It’s one of the biggest questions in the cosmos: are we alone?
And once you’ve grappled with that for a bit, you might start thinking about the equally important conundrum of how the universe came into being.
These are the problems a Canadian-American cosmologist and two Swiss scientists who split this year’s Nobel Prize in Physics have been working to solve.
Canadian-born James Peebles, 84, an emeritus professor at Princeton University, won for his theoretical discoveries in cosmology, about what happened soon after the Big Bang that eventually led to the formation of galaxies and the universe as we know it.

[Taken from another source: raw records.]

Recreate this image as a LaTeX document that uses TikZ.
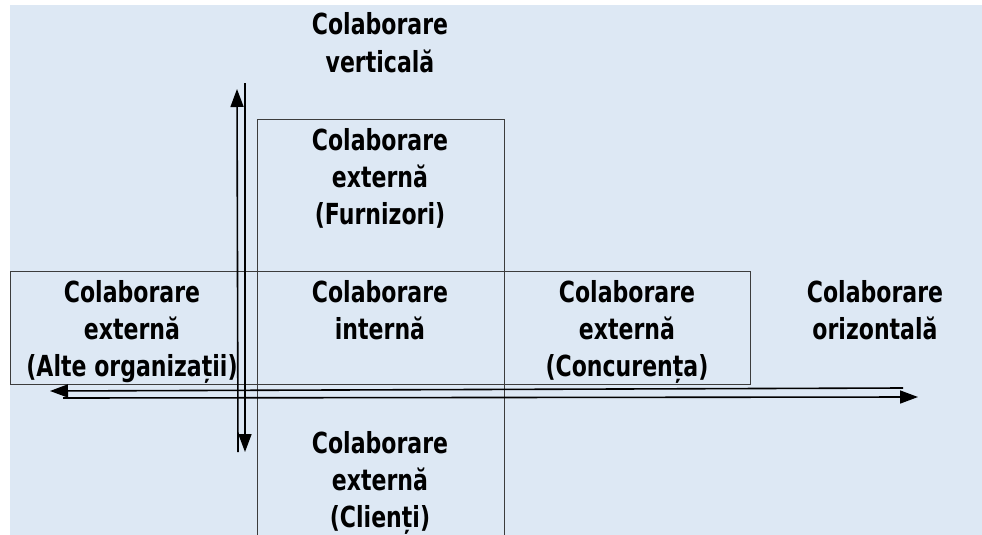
\documentclass[tikz,border=0pt]{standalone}
\usepackage{fontspec}
\newfontfamily\lblfont[FakeStretch=0.76]{DejaVu Sans}
\usetikzlibrary{arrows.meta}
\definecolor{paneblue}{RGB}{221,232,244}
\definecolor{boxline}{RGB}{60,60,60}
\tikzset{
  % base anchor sits on the baseline of the last line
  lbl/.style={anchor=base, align=center, inner sep=0pt,
    font=\lblfont\bfseries\fontsize{29}{37}\selectfont},
  frame/.style={draw=boxline, line width=0.9pt},
  axis/.style={draw=black, line width=1.6pt,
    -{Triangle[length=18pt,width=13pt]}}
}
\begin{document}
\begin{tikzpicture}[x=1pt,y=-1pt]
  \useasboundingbox (0,0) rectangle (982,535);
  \fill[paneblue] (10,5) rectangle (982,535);

  % central column (open at the bottom) and the horizontal band
  \draw[frame] (257,535) -- (257,119) -- (504,119) -- (504,535);
  \draw[frame] (10,271) rectangle (750,384);

  % axes
  \coordinate (vupS) at (238,452);
  \coordinate (vupE) at (237,89);
  \coordinate (vdnS) at (245,83);
  \coordinate (vdnE) at (245,452);
  \coordinate (hlS) at (903,388);
  \coordinate (hlE) at (50,391);
  \coordinate (hrS) at (63,398);
  \coordinate (hrE) at (918,397);
  \draw[axis] (vupS) -- (vupE);
  \draw[axis] (vdnS) -- (vdnE);
  \draw[axis] (hlS) -- (hlE);
  \draw[axis] (hrS) -- (hrE);

  % labels
  \node[lbl] (vert) at (380,72) {Colaborare\\verticală};
  \node[lbl] (furn) at (380,224) {Colaborare\\externă\\(Furnizori)};
  \node[lbl] (alte) at (132,376) {Colaborare\\externă\\(Alte organizații)};
  \node[lbl] (intern) at (380,339) {Colaborare\\internă};
  \node[lbl] (conc) at (627,376) {Colaborare\\externă\\(Concurența)};
  \node[lbl] (oriz) at (875,339) {Colaborare\\orizontală};
  \node[lbl] (clienti) at (380,527) {Colaborare\\externă\\(Clienți)};
\end{tikzpicture}
\end{document}
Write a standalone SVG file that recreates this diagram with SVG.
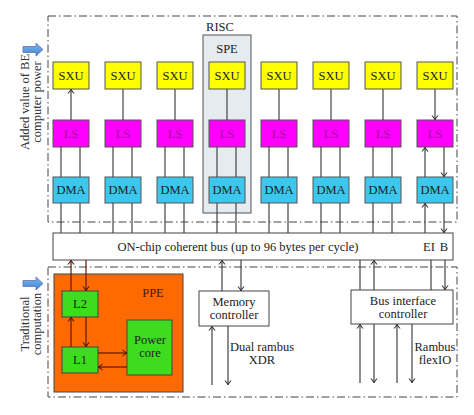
<svg xmlns="http://www.w3.org/2000/svg" width="474" height="415" viewBox="0 0 474 415" font-family="Liberation Serif, Times New Roman, serif">
<style>
text{font-family:"Liberation Serif","Times New Roman",serif;font-size:12.5px;fill:#222;text-anchor:middle}
.zone{fill:none;stroke:#444;stroke-width:1;stroke-dasharray:8,3,1.5,3}
.sxu{fill:#ffff00;stroke:#555;stroke-width:1}
.ls{fill:#ff00ff;stroke:#555;stroke-width:1}
.dma{fill:#3cc8ee;stroke:#555;stroke-width:1}
.box{fill:#fff;stroke:#444;stroke-width:1}
.grn{fill:#3ddc1e;stroke:#444;stroke-width:1}
.c{stroke:#444;stroke-width:1.2;fill:none;marker-end:url(#ah)}
.d{stroke:#444;stroke-width:1.2;fill:none;marker-end:url(#ah);marker-start:url(#ah)}
.p{stroke:#5a1a00;stroke-width:1.2;fill:none;marker-end:url(#ahp)}
.lt{fill:#a0109a}
.side{font-size:12.5px;fill:#333}
</style>
<defs>
<marker id="ah" viewBox="0 0 8 8" refX="7.6" refY="4" markerWidth="8" markerHeight="8" markerUnits="userSpaceOnUse" orient="auto-start-reverse">
<path d="M3,0.4 L7.8,4 L3,7.6 L3,6.4 L6.2,4 L3,1.6 Z" fill="#333"/>
</marker>
<marker id="ahp" viewBox="0 0 8 8" refX="7.6" refY="4" markerWidth="8" markerHeight="8" markerUnits="userSpaceOnUse" orient="auto-start-reverse">
<path d="M3,0.4 L7.8,4 L3,7.6 L3,6.4 L6.2,4 L3,1.6 Z" fill="#4a1500"/>
</marker>
<linearGradient id="bl" x1="0" y1="0" x2="0" y2="1">
<stop offset="0" stop-color="#7fb8ee"/><stop offset="1" stop-color="#3a86d6"/>
</linearGradient>
<path id="barrow" d="M0,2.5 H13 V-1 L20,5.5 L13,12 V8.5 H0 Z" fill="url(#bl)" stroke="#6b6fa8" stroke-width="0.8"/>
</defs>

<g id="zones">
<rect class="zone" x="48" y="16" width="409" height="206"/>
<rect class="zone" x="48" y="267" width="409" height="130"/>
</g>

<g id="side-labels">
<use href="#barrow" x="23" y="44"/>
<use href="#barrow" x="23" y="278"/>
<text class="side" transform="translate(29,102) rotate(-90)">Added value of BE</text>
<text class="side" transform="translate(41,102) rotate(-90)">computer power</text>
<text class="side" transform="translate(29,324) rotate(-90)">Traditional</text>
<text class="side" transform="translate(41,324) rotate(-90)">computation</text>
</g>

<g id="spe">
<rect x="203" y="35" width="48" height="178" fill="#e5ebee" stroke="#555" stroke-width="1"/>
<text x="220" y="31">RISC</text>
<text x="227" y="53">SPE</text>
</g>

<g id="spu-col1"><rect class="sxu" x="53" y="62" width="36" height="27"/><text x="71" y="80">SXU</text><rect class="ls" x="53" y="120" width="36" height="27"/><text class="lt" x="71" y="138">LS</text><rect class="dma" x="53" y="177" width="36" height="26"/><text x="71" y="194">DMA</text></g>
<g id="spu-col2"><rect class="sxu" x="105" y="62" width="36" height="27"/><text x="123" y="80">SXU</text><rect class="ls" x="105" y="120" width="36" height="27"/><text class="lt" x="123" y="138">LS</text><rect class="dma" x="105" y="177" width="36" height="26"/><text x="123" y="194">DMA</text></g>
<g id="spu-col3"><rect class="sxu" x="157" y="62" width="36" height="27"/><text x="175" y="80">SXU</text><rect class="ls" x="157" y="120" width="36" height="27"/><text class="lt" x="175" y="138">LS</text><rect class="dma" x="157" y="177" width="36" height="26"/><text x="175" y="194">DMA</text></g>
<g id="spu-col4"><rect class="sxu" x="209" y="62" width="36" height="27"/><text x="227" y="80">SXU</text><rect class="ls" x="209" y="120" width="36" height="27"/><text class="lt" x="227" y="138">LS</text><rect class="dma" x="209" y="177" width="36" height="26"/><text x="227" y="194">DMA</text></g>
<g id="spu-col5"><rect class="sxu" x="261" y="62" width="36" height="27"/><text x="279" y="80">SXU</text><rect class="ls" x="261" y="120" width="36" height="27"/><text class="lt" x="279" y="138">LS</text><rect class="dma" x="261" y="177" width="36" height="26"/><text x="279" y="194">DMA</text></g>
<g id="spu-col6"><rect class="sxu" x="313" y="62" width="36" height="27"/><text x="331" y="80">SXU</text><rect class="ls" x="313" y="120" width="36" height="27"/><text class="lt" x="331" y="138">LS</text><rect class="dma" x="313" y="177" width="36" height="26"/><text x="331" y="194">DMA</text></g>
<g id="spu-col7"><rect class="sxu" x="365" y="62" width="36" height="27"/><text x="383" y="80">SXU</text><rect class="ls" x="365" y="120" width="36" height="27"/><text class="lt" x="383" y="138">LS</text><rect class="dma" x="365" y="177" width="36" height="26"/><text x="383" y="194">DMA</text></g>
<g id="spu-col8"><rect class="sxu" x="417" y="62" width="36" height="27"/><text x="435" y="80">SXU</text><rect class="ls" x="417" y="120" width="36" height="27"/><text class="lt" x="435" y="138">LS</text><rect class="dma" x="417" y="177" width="36" height="26"/><text x="435" y="194">DMA</text></g>

<g id="bus">
<rect class="box" x="53" y="233" width="400" height="27"/>
<text x="238" y="251">ON-chip coherent bus (up to 96 bytes per cycle)</text>
<text x="429" y="251">EI</text>
<text x="444" y="251">B</text>
</g>

<g id="ppe">
<rect x="54" y="274" width="129" height="118" fill="#ff6a00" stroke="#444" stroke-width="1"/>
<text x="153" y="297" style="fill:#4a1500">PPE</text>
<rect class="grn" x="62" y="291" width="36" height="26"/><text x="80" y="308">L2</text>
<rect class="grn" x="62" y="347" width="36" height="26"/><text x="80" y="364">L1</text>
<rect class="grn" x="127" y="320" width="45" height="55"/><text x="150" y="344">Power</text><text x="150" y="357">core</text>
</g>

<g id="memory-controller">
<rect class="box" x="199" y="291" width="70" height="35"/>
<text x="234" y="306">Memory</text>
<text x="234" y="319">controller</text>
<text x="262" y="351">Dual rambus</text>
<text x="262" y="364">XDR</text>
</g>

<g id="bus-interface-controller">
<rect class="box" x="351" y="290" width="102" height="34"/>
<text x="403" y="305">Bus interface</text>
<text x="403" y="318">controller</text>
<text x="435" y="351">Rambus</text>
<text x="435" y="364">flexIO</text>
</g>

<g id="connectors">
<path class="d" d="M71,89V120M123,89V120M175,89V120M227,89V120M279,89V120M331,89V120M383,89V120M435,89V120"/>
<path class="c" d="M61,177V147M113,177V147M165,177V147M217,177V147M269,177V147M321,177V147M373,177V147M425,177V147"/>
<path class="c" d="M80,147V177M132,147V177M184,147V177M236,147V177M288,147V177M340,147V177M392,147V177M444,147V177"/>
<path class="c" d="M61,233V203M113,233V203M165,233V203M217,233V203M269,233V203M321,233V203M373,233V203M425,233V203"/>
<path class="c" d="M80,203V233M132,203V233M184,203V233M236,203V233M288,203V233M340,203V233M392,203V233M444,203V233"/>
<path class="p" d="M71,291V260"/>
<path class="p" d="M86,260V291"/>
<path class="p" d="M71,347V317"/>
<path class="p" d="M86,317V347"/>
<path class="p" d="M98,353H127"/>
<path class="p" d="M127,367H98"/>
<path class="c" d="M222,291V260"/>
<path class="c" d="M241,260V291"/>
<path class="d" d="M212,326V385M228,326V385"/>
<path class="c" d="M360,290V260M374,290V260"/>
<path class="c" d="M431,260V290M445,260V290"/>
<path class="c" d="M360,383V324"/>
<path class="c" d="M374,324V383"/>
<path class="c" d="M397,383V324"/>
<path class="c" d="M412,324V383"/>
</g>
</svg>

Swiss star-gazers Michel Mayor, 77, and Didier Queloz, 53, both of the University of Geneva, were honoured for finding an exoplanet – a planet outside our solar system – that orbits a sun-like star.
‘This year’s Nobel laureates in physics have painted a picture of the universe far stranger and more wonderful than we ever could have imagined,’ said Ulf Danielsson of the Royal Swedish Academy of Sciences, in announcing the laureates.
‘Our view of our place in the universe will never be the same again.’
Peebles’ work is a deeply theoretical look back in time and space at how the universe came to its current form, mostly filled with dark matter and dark energy we can’t even see.
It’s probably the first Nobel for purely theoretical cosmology, instead of something observed, noted CalTech physicist Sean Carroll.
Peebles, hailed as one of the most influential cosmologists of his time, realised the importance of the cosmic radiation background left behind the Big Bang. He will collect one half of the 9-million kronor (£740,000) award.
‘Much of it will go to charity,’ Peebles told colleagues at a Princeton news conference.
Then after a pause, he changed his mind and added: ‘Some of it will go to charity. Some of it will go to our children.’
Mayor, who is an astrophysicist, and Queloz, an astronomer who is also at the University of Cambridge in Britain, will share the other half. Their finding of the first planet outside our solar system circling a star like our own made astronomers look harder for life elsewhere in the universe.
‘Maybe we can discover some form of life. We don’t know what kind of form,’ Mayor said on Tuesday as he arrived in Madrid for a scientific speaking engagement.
He said scientists ‘are absolutely certain that a lot of these planets have good conditions for life’.
Mayor and Queloz started a revolution in astronomy when they discovered 51 Pegasi B, a gaseous ball comparable with Jupiter, in 1995 – a time when, as Mayor recalled, ‘no one knew whether exoplanets existed or not’.
More than 4,000 exoplanets have since been found in the Milky Way, and scientists think one out of every four or five stars have planets.
Queloz was meeting with other academics interested in finding new planets when the press office at Cambridge University told him he had won the Nobel. He thought it was a joke at first.
‘I could barely breathe,’ Queloz said.
‘It’s enormous. It’s beyond usual emotions. My hand was shaking for a long time. I’m trying to digest it.’
Peebles’ work, which began in the mid-1960s, set the stage for a “transformation” of cosmology over the last half-century, using theoretical tools and calculations that helped interpret traces from the infancy of the universe, the Nobel committee said.
On Monday, Americans William G. Kaelin Jr. and Gregg L. Semenza and Britain’s Peter J. Ratcliffe won the Nobel Prize for Physiology or Medicine, for discovering details of how the body’s cells sense and react to low oxygen levels, providing a foothold for developing new treatments for anaemia, cancer and other diseases.
Nobel, a Swedish industrialist and the inventor of dynamite, decided the physics, chemistry, medicine and literature prizes should be awarded in Stockholm and the peace prize in Oslo.
The Nobel Prize for Chemistry will be announced Wednesday, two Literature Prizes will be awarded on Thursday, and the Peace Prize comes Friday.